[Start EXCERPTED RECORDS]
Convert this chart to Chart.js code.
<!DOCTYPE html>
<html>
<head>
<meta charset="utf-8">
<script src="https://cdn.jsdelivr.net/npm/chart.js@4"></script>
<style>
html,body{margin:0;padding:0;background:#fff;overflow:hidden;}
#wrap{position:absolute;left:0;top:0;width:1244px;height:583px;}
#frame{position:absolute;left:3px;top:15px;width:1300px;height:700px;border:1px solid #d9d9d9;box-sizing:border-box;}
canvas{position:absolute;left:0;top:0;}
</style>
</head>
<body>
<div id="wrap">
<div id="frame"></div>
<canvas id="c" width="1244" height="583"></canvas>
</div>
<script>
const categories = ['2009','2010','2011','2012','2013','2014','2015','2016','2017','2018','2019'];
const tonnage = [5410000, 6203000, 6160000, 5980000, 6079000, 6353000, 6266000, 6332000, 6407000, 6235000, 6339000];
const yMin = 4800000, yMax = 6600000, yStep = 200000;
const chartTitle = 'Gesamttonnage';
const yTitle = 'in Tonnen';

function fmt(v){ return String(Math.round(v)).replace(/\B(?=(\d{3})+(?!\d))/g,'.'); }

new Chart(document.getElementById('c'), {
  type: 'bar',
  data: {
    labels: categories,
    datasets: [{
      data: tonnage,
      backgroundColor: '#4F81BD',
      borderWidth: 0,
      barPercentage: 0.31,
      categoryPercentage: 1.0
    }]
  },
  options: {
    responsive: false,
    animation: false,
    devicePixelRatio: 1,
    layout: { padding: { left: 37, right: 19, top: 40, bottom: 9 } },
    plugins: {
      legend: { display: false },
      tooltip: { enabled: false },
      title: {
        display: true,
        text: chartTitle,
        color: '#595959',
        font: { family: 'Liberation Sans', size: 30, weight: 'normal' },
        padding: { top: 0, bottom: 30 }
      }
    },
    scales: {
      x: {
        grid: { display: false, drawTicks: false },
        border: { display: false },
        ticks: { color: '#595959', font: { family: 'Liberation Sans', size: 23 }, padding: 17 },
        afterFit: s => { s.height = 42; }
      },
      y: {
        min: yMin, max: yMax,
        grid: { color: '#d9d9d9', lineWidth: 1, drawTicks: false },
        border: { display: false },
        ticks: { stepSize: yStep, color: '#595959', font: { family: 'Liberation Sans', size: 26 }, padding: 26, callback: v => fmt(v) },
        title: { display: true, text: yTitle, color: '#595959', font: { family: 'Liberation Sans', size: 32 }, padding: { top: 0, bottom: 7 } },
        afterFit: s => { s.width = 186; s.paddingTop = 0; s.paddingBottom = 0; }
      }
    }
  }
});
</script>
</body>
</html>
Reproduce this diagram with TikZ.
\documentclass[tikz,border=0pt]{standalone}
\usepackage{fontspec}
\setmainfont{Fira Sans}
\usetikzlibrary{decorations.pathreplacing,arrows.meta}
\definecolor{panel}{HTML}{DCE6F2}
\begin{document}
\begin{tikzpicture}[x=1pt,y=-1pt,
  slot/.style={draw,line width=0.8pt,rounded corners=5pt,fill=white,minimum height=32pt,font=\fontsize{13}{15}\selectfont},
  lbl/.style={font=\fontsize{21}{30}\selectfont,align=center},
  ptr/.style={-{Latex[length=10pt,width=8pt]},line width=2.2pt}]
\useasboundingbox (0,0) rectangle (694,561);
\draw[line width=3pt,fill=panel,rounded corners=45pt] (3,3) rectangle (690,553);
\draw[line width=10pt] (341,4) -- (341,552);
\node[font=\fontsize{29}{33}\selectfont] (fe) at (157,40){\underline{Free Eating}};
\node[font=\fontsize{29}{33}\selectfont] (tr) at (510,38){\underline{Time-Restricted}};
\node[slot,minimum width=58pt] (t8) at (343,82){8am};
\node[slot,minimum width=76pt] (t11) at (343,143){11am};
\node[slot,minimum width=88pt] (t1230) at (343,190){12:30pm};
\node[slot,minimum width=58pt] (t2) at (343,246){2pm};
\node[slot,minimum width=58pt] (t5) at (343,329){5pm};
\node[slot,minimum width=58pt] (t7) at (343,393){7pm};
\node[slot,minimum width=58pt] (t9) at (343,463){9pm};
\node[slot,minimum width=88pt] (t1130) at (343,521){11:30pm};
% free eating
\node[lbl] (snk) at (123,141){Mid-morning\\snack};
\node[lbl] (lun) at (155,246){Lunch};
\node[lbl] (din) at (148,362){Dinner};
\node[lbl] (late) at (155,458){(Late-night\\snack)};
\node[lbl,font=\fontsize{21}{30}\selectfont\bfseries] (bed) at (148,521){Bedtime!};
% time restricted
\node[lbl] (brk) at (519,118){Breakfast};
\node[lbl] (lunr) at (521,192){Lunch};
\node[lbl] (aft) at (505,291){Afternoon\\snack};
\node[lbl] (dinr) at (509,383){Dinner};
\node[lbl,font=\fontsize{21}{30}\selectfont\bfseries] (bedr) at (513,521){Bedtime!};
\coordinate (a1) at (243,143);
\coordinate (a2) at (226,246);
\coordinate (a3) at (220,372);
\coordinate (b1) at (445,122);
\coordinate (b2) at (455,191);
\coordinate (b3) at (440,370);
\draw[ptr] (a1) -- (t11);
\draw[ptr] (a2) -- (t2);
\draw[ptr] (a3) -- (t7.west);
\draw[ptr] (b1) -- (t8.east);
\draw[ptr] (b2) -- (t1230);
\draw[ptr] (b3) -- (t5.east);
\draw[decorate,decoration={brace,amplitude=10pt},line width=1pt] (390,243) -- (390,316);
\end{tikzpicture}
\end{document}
[End EXCERPTED RECORDS]
> _AIM_:
Your task is to transcribe the listing above in full, exactly as given.

> _EXERCISE RESPONSE_:
Convert this chart to Chart.js code.
<!DOCTYPE html>
<html>
<head>
<meta charset="utf-8">
<script src="https://cdn.jsdelivr.net/npm/chart.js@4"></script>
<style>
html,body{margin:0;padding:0;background:#fff;overflow:hidden;}
#wrap{position:absolute;left:0;top:0;width:1244px;height:583px;}
#frame{position:absolute;left:3px;top:15px;width:1300px;height:700px;border:1px solid #d9d9d9;box-sizing:border-box;}
canvas{position:absolute;left:0;top:0;}
</style>
</head>
<body>
<div id="wrap">
<div id="frame"></div>
<canvas id="c" width="1244" height="583"></canvas>
</div>
<script>
const categories = ['2009','2010','2011','2012','2013','2014','2015','2016','2017','2018','2019'];
const tonnage = [5410000, 6203000, 6160000, 5980000, 6079000, 6353000, 6266000, 6332000, 6407000, 6235000, 6339000];
const yMin = 4800000, yMax = 6600000, yStep = 200000;
const chartTitle = 'Gesamttonnage';
const yTitle = 'in Tonnen';

function fmt(v){ return String(Math.round(v)).replace(/\B(?=(\d{3})+(?!\d))/g,'.'); }

new Chart(document.getElementById('c'), {
  type: 'bar',
  data: {
    labels: categories,
    datasets: [{
      data: tonnage,
      backgroundColor: '#4F81BD',
      borderWidth: 0,
      barPercentage: 0.31,
      categoryPercentage: 1.0
    }]
  },
  options: {
    responsive: false,
    animation: false,
    devicePixelRatio: 1,
    layout: { padding: { left: 37, right: 19, top: 40, bottom: 9 } },
    plugins: {
      legend: { display: false },
      tooltip: { enabled: false },
      title: {
        display: true,
        text: chartTitle,
        color: '#595959',
        font: { family: 'Liberation Sans', size: 30, weight: 'normal' },
        padding: { top: 0, bottom: 30 }
      }
    },
    scales: {
      x: {
        grid: { display: false, drawTicks: false },
        border: { display: false },
        ticks: { color: '#595959', font: { family: 'Liberation Sans', size: 23 }, padding: 17 },
        afterFit: s => { s.height = 42; }
      },
      y: {
        min: yMin, max: yMax,
        grid: { color: '#d9d9d9', lineWidth: 1, drawTicks: false },
        border: { display: false },
        ticks: { stepSize: yStep, color: '#595959', font: { family: 'Liberation Sans', size: 26 }, padding: 26, callback: v => fmt(v) },
        title: { display: true, text: yTitle, color: '#595959', font: { family: 'Liberation Sans', size: 32 }, padding: { top: 0, bottom: 7 } },
        afterFit: s => { s.width = 186; s.paddingTop = 0; s.paddingBottom = 0; }
      }
    }
  }
});
</script>
</body>
</html>
Reproduce this diagram with TikZ.
\documentclass[tikz,border=0pt]{standalone}
\usepackage{fontspec}
\setmainfont{Fira Sans}
\usetikzlibrary{decorations.pathreplacing,arrows.meta}
\definecolor{panel}{HTML}{DCE6F2}
\begin{document}
\begin{tikzpicture}[x=1pt,y=-1pt,
  slot/.style={draw,line width=0.8pt,rounded corners=5pt,fill=white,minimum height=32pt,font=\fontsize{13}{15}\selectfont},
  lbl/.style={font=\fontsize{21}{30}\selectfont,align=center},
  ptr/.style={-{Latex[length=10pt,width=8pt]},line width=2.2pt}]
\useasboundingbox (0,0) rectangle (694,561);
\draw[line width=3pt,fill=panel,rounded corners=45pt] (3,3) rectangle (690,553);
\draw[line width=10pt] (341,4) -- (341,552);
\node[font=\fontsize{29}{33}\selectfont] (fe) at (157,40){\underline{Free Eating}};
\node[font=\fontsize{29}{33}\selectfont] (tr) at (510,38){\underline{Time-Restricted}};
\node[slot,minimum width=58pt] (t8) at (343,82){8am};
\node[slot,minimum width=76pt] (t11) at (343,143){11am};
\node[slot,minimum width=88pt] (t1230) at (343,190){12:30pm};
\node[slot,minimum width=58pt] (t2) at (343,246){2pm};
\node[slot,minimum width=58pt] (t5) at (343,329){5pm};
\node[slot,minimum width=58pt] (t7) at (343,393){7pm};
\node[slot,minimum width=58pt] (t9) at (343,463){9pm};
\node[slot,minimum width=88pt] (t1130) at (343,521){11:30pm};
% free eating
\node[lbl] (snk) at (123,141){Mid-morning\\snack};
\node[lbl] (lun) at (155,246){Lunch};
\node[lbl] (din) at (148,362){Dinner};
\node[lbl] (late) at (155,458){(Late-night\\snack)};
\node[lbl,font=\fontsize{21}{30}\selectfont\bfseries] (bed) at (148,521){Bedtime!};
% time restricted
\node[lbl] (brk) at (519,118){Breakfast};
\node[lbl] (lunr) at (521,192){Lunch};
\node[lbl] (aft) at (505,291){Afternoon\\snack};
\node[lbl] (dinr) at (509,383){Dinner};
\node[lbl,font=\fontsize{21}{30}\selectfont\bfseries] (bedr) at (513,521){Bedtime!};
\coordinate (a1) at (243,143);
\coordinate (a2) at (226,246);
\coordinate (a3) at (220,372);
\coordinate (b1) at (445,122);
\coordinate (b2) at (455,191);
\coordinate (b3) at (440,370);
\draw[ptr] (a1) -- (t11);
\draw[ptr] (a2) -- (t2);
\draw[ptr] (a3) -- (t7.west);
\draw[ptr] (b1) -- (t8.east);
\draw[ptr] (b2) -- (t1230);
\draw[ptr] (b3) -- (t5.east);
\draw[decorate,decoration={brace,amplitude=10pt},line width=1pt] (390,243) -- (390,316);
\end{tikzpicture}
\end{document}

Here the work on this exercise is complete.